Look in the material below for the line with "Generate a Python" and the line with "rate_ticks = [0, 5, 10, 15, 20, 25, 30, 35, 40]", then set down exactly those two lines and all lines between, nothing more.

* **RAW DATA**
***
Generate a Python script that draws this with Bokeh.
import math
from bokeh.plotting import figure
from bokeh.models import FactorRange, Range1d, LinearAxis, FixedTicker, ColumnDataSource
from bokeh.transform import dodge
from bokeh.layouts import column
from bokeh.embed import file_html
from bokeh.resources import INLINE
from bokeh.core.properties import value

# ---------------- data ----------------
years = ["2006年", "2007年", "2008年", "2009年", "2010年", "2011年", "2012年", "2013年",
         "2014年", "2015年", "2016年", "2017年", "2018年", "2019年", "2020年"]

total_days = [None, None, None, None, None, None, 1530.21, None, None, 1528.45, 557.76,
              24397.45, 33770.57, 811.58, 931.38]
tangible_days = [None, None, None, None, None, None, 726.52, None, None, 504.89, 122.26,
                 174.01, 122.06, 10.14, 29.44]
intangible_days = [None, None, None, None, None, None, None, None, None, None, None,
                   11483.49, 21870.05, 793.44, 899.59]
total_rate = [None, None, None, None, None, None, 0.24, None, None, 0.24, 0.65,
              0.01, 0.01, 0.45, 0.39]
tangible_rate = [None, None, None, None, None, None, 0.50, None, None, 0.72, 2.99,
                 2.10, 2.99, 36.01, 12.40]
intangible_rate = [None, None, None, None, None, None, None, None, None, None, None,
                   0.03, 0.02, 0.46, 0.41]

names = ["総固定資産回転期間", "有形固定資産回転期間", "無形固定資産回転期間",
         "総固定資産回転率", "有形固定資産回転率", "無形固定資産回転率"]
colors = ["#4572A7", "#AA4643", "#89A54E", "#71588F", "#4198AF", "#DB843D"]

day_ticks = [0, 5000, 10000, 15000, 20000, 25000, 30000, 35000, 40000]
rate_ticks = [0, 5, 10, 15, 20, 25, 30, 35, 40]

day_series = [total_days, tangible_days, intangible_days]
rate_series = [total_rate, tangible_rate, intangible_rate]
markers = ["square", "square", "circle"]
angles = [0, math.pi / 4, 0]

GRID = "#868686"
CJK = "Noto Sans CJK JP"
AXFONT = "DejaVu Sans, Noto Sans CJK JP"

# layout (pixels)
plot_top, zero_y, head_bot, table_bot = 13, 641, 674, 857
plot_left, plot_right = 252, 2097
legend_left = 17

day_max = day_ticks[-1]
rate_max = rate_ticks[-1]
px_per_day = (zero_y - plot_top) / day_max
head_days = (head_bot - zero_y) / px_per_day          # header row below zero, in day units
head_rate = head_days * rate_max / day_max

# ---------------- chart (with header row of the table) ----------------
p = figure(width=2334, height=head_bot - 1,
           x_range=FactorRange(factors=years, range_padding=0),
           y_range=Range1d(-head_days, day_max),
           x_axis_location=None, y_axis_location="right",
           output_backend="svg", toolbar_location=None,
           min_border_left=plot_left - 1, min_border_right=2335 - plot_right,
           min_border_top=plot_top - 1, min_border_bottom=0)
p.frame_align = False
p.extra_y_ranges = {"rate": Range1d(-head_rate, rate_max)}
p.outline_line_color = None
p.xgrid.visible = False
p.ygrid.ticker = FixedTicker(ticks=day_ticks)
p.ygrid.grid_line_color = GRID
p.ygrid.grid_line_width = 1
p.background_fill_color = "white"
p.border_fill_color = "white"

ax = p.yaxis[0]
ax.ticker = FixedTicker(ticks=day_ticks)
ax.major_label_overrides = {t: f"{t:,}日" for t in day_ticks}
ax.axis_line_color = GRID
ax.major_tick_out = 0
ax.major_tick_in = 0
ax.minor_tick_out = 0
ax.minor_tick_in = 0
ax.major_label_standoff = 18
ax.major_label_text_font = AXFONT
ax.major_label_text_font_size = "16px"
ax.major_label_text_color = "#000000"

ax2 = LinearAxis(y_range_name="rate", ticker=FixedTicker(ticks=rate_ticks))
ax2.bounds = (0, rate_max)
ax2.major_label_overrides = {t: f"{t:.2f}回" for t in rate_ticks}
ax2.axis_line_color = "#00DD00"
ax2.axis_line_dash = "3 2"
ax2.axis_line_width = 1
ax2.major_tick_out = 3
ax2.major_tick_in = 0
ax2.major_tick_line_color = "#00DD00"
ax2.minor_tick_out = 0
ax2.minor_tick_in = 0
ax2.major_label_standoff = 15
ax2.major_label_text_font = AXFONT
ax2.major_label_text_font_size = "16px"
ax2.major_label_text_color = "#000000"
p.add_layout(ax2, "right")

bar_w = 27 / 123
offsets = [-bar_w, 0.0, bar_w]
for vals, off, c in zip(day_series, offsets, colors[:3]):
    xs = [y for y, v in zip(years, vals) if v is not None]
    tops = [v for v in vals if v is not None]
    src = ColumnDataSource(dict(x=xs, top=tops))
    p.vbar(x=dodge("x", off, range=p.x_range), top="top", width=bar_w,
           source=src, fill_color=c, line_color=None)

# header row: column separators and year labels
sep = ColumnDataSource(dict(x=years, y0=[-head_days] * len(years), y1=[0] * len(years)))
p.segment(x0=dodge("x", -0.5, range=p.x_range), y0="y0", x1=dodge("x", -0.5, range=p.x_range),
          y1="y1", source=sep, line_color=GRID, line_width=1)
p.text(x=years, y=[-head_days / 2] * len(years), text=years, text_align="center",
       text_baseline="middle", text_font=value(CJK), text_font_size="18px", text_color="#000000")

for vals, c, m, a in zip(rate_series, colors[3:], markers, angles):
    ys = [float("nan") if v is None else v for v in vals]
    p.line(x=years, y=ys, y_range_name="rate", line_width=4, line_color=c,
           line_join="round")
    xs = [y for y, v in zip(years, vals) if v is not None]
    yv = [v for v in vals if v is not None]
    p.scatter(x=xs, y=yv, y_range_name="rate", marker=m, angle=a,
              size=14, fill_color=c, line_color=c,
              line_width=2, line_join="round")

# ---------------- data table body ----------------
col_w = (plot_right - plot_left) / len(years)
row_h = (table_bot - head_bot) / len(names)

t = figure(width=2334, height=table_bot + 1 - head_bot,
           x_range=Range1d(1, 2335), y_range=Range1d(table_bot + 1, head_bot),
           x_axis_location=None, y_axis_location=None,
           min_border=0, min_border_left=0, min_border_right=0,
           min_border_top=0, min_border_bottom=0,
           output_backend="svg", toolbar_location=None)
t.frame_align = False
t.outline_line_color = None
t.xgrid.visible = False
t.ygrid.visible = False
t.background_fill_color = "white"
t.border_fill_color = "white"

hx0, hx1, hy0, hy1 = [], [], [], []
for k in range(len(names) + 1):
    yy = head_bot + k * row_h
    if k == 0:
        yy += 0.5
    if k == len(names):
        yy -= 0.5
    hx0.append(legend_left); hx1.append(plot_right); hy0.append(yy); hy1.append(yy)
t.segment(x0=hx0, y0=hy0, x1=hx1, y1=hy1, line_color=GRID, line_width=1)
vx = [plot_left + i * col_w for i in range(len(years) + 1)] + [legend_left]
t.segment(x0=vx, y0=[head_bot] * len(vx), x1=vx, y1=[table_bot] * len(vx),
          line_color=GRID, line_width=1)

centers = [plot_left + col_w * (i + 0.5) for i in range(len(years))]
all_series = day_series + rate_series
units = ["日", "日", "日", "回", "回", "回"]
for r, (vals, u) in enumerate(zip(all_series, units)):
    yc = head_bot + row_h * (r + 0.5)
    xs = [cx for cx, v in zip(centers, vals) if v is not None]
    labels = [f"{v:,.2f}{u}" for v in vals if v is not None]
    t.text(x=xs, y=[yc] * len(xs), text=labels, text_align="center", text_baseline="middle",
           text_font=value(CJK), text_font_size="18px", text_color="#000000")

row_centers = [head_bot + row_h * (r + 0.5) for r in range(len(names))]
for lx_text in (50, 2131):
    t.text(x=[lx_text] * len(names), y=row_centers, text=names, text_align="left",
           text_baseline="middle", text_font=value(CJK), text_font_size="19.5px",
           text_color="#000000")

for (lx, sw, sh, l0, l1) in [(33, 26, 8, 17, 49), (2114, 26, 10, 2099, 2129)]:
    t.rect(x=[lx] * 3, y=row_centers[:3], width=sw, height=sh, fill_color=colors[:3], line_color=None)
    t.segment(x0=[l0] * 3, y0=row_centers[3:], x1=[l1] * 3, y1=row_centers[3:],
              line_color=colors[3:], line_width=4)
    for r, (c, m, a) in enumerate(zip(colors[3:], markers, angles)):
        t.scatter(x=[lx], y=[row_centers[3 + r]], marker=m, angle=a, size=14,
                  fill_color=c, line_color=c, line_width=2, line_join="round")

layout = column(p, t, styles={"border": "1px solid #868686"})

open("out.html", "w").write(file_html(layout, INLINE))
***
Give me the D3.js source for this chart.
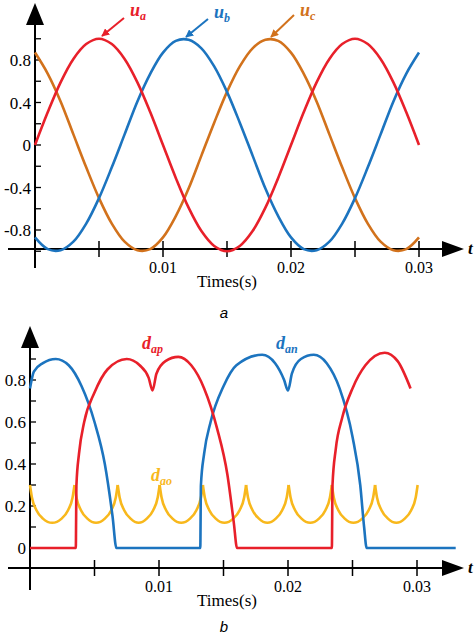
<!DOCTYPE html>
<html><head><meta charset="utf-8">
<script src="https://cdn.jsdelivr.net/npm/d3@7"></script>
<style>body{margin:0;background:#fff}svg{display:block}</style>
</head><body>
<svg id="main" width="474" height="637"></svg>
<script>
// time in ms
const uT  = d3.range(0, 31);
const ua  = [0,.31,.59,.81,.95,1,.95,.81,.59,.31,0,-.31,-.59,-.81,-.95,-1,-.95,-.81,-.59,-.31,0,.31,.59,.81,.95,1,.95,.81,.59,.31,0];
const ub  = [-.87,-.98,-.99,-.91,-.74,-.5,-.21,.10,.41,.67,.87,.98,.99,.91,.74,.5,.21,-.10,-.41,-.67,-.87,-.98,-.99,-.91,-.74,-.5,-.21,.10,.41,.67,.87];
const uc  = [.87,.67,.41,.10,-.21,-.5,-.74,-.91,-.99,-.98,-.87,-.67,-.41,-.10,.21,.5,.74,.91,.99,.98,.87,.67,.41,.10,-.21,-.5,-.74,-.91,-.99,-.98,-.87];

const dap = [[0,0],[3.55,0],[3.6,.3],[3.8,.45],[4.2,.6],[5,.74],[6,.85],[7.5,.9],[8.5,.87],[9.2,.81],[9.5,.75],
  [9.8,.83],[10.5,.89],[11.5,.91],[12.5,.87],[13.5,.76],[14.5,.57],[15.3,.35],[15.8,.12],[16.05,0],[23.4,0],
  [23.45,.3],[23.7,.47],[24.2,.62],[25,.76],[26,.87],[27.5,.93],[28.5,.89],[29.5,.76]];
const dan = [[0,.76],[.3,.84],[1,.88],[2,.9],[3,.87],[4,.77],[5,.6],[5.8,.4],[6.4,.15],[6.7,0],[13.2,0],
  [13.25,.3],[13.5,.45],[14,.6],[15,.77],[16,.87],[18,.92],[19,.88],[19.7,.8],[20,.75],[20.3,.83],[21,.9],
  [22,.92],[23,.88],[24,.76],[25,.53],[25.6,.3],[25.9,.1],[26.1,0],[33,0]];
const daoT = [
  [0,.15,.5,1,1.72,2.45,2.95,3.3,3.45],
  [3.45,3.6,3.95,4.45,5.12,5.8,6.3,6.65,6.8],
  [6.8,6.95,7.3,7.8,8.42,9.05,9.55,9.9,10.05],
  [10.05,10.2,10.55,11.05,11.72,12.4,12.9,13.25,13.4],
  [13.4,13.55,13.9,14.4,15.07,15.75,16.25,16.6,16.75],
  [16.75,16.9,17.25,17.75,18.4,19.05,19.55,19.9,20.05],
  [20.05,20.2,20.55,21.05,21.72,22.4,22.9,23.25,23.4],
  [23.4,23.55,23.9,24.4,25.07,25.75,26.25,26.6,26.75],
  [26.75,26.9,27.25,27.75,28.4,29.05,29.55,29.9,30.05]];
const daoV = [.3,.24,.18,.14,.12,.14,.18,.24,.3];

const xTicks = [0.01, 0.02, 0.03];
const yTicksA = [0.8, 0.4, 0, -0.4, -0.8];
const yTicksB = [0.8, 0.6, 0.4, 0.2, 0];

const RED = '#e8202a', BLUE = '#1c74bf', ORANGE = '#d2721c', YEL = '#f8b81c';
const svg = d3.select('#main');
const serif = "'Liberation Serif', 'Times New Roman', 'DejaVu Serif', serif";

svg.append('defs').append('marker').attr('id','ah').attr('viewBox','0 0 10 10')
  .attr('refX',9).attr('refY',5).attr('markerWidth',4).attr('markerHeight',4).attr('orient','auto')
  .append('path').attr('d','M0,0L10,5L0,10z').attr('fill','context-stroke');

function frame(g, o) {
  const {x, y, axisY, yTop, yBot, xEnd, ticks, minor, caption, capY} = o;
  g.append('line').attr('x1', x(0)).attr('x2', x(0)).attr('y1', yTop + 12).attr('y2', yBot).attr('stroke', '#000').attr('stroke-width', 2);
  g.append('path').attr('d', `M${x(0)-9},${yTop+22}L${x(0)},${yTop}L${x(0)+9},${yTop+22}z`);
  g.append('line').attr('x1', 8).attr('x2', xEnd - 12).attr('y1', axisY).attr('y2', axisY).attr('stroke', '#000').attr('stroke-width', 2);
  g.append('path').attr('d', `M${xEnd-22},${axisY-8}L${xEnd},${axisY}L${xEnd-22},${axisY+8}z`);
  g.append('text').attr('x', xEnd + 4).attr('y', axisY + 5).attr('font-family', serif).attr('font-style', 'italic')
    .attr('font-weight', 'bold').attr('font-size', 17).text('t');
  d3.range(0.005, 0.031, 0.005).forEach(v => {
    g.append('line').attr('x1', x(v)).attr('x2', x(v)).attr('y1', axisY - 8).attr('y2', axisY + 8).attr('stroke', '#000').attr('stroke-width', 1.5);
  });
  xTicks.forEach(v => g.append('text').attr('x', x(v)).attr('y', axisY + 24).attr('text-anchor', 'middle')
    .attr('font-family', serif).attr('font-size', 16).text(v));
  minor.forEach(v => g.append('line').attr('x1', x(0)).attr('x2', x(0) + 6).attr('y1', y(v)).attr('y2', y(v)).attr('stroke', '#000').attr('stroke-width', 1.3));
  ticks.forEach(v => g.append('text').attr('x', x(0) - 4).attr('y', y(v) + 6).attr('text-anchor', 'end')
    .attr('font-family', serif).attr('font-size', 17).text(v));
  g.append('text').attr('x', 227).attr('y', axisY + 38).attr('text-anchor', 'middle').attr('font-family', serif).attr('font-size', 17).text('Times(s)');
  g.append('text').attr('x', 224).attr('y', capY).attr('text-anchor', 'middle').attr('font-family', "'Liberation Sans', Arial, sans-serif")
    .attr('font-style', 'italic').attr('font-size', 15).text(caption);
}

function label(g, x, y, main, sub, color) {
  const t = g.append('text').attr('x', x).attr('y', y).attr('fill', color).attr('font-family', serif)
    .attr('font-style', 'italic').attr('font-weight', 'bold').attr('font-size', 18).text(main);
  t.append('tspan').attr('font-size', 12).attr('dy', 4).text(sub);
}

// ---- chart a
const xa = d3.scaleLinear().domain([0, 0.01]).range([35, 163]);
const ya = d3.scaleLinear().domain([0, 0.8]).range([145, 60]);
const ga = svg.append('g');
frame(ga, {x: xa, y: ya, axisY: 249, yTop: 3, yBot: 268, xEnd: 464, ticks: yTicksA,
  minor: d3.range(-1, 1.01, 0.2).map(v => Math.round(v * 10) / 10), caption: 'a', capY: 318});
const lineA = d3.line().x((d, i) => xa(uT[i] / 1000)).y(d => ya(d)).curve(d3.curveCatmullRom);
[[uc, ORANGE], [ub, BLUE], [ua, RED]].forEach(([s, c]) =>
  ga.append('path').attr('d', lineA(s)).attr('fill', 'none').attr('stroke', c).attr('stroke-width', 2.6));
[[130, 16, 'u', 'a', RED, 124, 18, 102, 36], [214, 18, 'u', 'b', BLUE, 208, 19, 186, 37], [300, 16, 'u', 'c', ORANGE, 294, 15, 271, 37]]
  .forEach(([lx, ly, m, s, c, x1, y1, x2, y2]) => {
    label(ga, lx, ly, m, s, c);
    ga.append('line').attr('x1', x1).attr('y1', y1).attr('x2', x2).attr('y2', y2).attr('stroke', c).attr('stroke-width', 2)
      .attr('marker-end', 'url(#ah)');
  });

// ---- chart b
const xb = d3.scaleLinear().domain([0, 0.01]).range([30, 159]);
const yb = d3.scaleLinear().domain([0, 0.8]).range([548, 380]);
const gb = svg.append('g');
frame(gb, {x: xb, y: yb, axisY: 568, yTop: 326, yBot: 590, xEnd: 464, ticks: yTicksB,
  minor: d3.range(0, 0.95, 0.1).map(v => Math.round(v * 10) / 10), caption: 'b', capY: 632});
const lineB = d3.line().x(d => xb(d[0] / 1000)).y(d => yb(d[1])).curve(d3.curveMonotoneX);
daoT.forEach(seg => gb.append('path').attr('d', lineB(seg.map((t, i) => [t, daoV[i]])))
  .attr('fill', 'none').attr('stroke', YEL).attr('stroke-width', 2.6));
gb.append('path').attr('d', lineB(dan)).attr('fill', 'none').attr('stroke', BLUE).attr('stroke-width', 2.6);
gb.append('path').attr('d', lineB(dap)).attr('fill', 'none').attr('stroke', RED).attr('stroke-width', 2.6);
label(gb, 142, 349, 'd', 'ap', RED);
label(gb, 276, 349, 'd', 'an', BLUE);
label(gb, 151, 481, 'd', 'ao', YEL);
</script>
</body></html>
***
* **FINAL ANSWER**
Generate a Python script that draws this with Bokeh.
import math
from bokeh.plotting import figure
from bokeh.models import FactorRange, Range1d, LinearAxis, FixedTicker, ColumnDataSource
from bokeh.transform import dodge
from bokeh.layouts import column
from bokeh.embed import file_html
from bokeh.resources import INLINE
from bokeh.core.properties import value

# ---------------- data ----------------
years = ["2006年", "2007年", "2008年", "2009年", "2010年", "2011年", "2012年", "2013年",
         "2014年", "2015年", "2016年", "2017年", "2018年", "2019年", "2020年"]

total_days = [None, None, None, None, None, None, 1530.21, None, None, 1528.45, 557.76,
              24397.45, 33770.57, 811.58, 931.38]
tangible_days = [None, None, None, None, None, None, 726.52, None, None, 504.89, 122.26,
                 174.01, 122.06, 10.14, 29.44]
intangible_days = [None, None, None, None, None, None, None, None, None, None, None,
                   11483.49, 21870.05, 793.44, 899.59]
total_rate = [None, None, None, None, None, None, 0.24, None, None, 0.24, 0.65,
              0.01, 0.01, 0.45, 0.39]
tangible_rate = [None, None, None, None, None, None, 0.50, None, None, 0.72, 2.99,
                 2.10, 2.99, 36.01, 12.40]
intangible_rate = [None, None, None, None, None, None, None, None, None, None, None,
                   0.03, 0.02, 0.46, 0.41]

names = ["総固定資産回転期間", "有形固定資産回転期間", "無形固定資産回転期間",
         "総固定資産回転率", "有形固定資産回転率", "無形固定資産回転率"]
colors = ["#4572A7", "#AA4643", "#89A54E", "#71588F", "#4198AF", "#DB843D"]

day_ticks = [0, 5000, 10000, 15000, 20000, 25000, 30000, 35000, 40000]
rate_ticks = [0, 5, 10, 15, 20, 25, 30, 35, 40]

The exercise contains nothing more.